Phase 2: Two-Phase Retrieval (Every Query)

from soul import Agent

agent = Agent(use_modules=True)  # default
response = agent.ask("What tools have I used?")

stats = agent.get_memory_stats()
# {
#   'mode': 'modules',
#   'modules_read': ['tools.md', 'projects.md'],
#   'total_kb': 8.5,
#   'index_kb': 1.7
# }

The agent:

Reads INDEX.md (always small)
Asks the LLM: “Which modules are relevant to this query?”
Reads only the selected modules
Answers with full context, fewer tokens

CLI Integration

# Modulize your memory
soul modulize MEMORY.md

# Auto-detect large files (>50KB)
soul modulize --auto

# Chat with modules (automatic)
soul chat

# Chat without modules
soul chat --no-modules

# View module stats during chat
> /modules
📁 Modules in ./modules/:
   📑 INDEX.md (1.7KB)
   📄 projects.md (6.0KB)
   📄 tools.md (2.0KB)
   ...
   Last query used: tools.md, projects.md

Real-World Results

Tested on a 25KB MEMORY.md with 44 sections:

Metric	Before	After	Savings
Memory read per query	25KB	13KB avg	47%
INDEX size	N/A	1.7KB	—
Module count	1 file	6 files	—
Categories	—	7 unique	—

For larger memory files (100KB+), expect 60-80% savings.

Zero Infrastructure

Unlike RAG, Modulizer needs:

❌ No vector database (Qdrant, Pinecone, etc.)
❌ No embedding model or API
❌ No background services

Just your existing LLM provider.
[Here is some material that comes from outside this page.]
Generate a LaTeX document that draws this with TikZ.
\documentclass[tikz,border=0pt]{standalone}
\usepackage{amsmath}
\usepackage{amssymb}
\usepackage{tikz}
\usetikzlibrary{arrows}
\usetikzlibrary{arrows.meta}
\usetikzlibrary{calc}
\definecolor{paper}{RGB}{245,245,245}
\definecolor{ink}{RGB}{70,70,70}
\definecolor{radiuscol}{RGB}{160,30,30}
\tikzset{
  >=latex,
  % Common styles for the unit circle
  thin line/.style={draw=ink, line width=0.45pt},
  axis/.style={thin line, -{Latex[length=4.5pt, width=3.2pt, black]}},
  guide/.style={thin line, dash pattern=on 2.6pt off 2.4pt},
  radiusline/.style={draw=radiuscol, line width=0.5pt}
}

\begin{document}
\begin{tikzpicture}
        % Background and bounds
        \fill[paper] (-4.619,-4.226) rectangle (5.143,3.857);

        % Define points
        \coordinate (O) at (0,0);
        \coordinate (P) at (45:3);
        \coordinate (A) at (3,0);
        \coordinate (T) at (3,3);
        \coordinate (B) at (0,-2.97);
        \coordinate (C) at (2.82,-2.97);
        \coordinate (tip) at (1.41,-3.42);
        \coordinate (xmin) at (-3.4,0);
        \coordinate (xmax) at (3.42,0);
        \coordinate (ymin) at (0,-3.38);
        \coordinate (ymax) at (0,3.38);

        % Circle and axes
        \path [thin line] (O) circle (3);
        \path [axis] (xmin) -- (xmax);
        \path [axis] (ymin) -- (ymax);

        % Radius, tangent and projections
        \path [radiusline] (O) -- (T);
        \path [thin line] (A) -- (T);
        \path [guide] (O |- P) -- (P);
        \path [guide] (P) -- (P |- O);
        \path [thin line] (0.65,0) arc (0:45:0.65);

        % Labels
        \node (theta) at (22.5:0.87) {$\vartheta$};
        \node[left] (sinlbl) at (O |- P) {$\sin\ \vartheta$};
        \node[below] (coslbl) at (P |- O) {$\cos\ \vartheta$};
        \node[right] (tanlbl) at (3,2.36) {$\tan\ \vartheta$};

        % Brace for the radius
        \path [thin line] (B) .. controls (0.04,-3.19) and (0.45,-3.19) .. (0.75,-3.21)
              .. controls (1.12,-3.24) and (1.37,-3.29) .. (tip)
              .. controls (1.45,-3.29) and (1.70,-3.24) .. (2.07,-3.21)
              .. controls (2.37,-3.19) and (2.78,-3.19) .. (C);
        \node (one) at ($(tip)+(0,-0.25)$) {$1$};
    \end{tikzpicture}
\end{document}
Works with Anthropic, OpenAI, Gemini, and Ollama.

When to Use Modulizer vs RAG

Use Case	Modulizer	RAG (v2.0)
Memory size	10-100KB	100KB+
Infrastructure	None	Qdrant + embeddings
Query style	Category-based	Semantic search
Setup time	1 command	~30 min
Offline/airgapped	✅ Yes	Depends

Modulizer is the “right tool” for solo agents with moderate memory. It’s the 90% solution with 0% infrastructure.

RAG is better when you need true semantic search across massive knowledge bases.

Backwards Compatible

If you don’t run soul modulize, everything works exactly as before:

No modules? → Full MEMORY.md is loaded
--no-modules flag? → Full MEMORY.md is loaded
Modules exist? → Two-phase retrieval kicks in automatically

Your existing workflows are unaffected.

Try It Now

pip install --upgrade soul-agent

# If you have an existing memory file
soul modulize MEMORY.md

# Start chatting
soul chat

Check /modules during chat to see which modules are being used.

Links:

Modulizer was inspired by the progressive-memory pattern — scan an index first, fetch details on demand. We brought this to soul.py’s file-based memory system.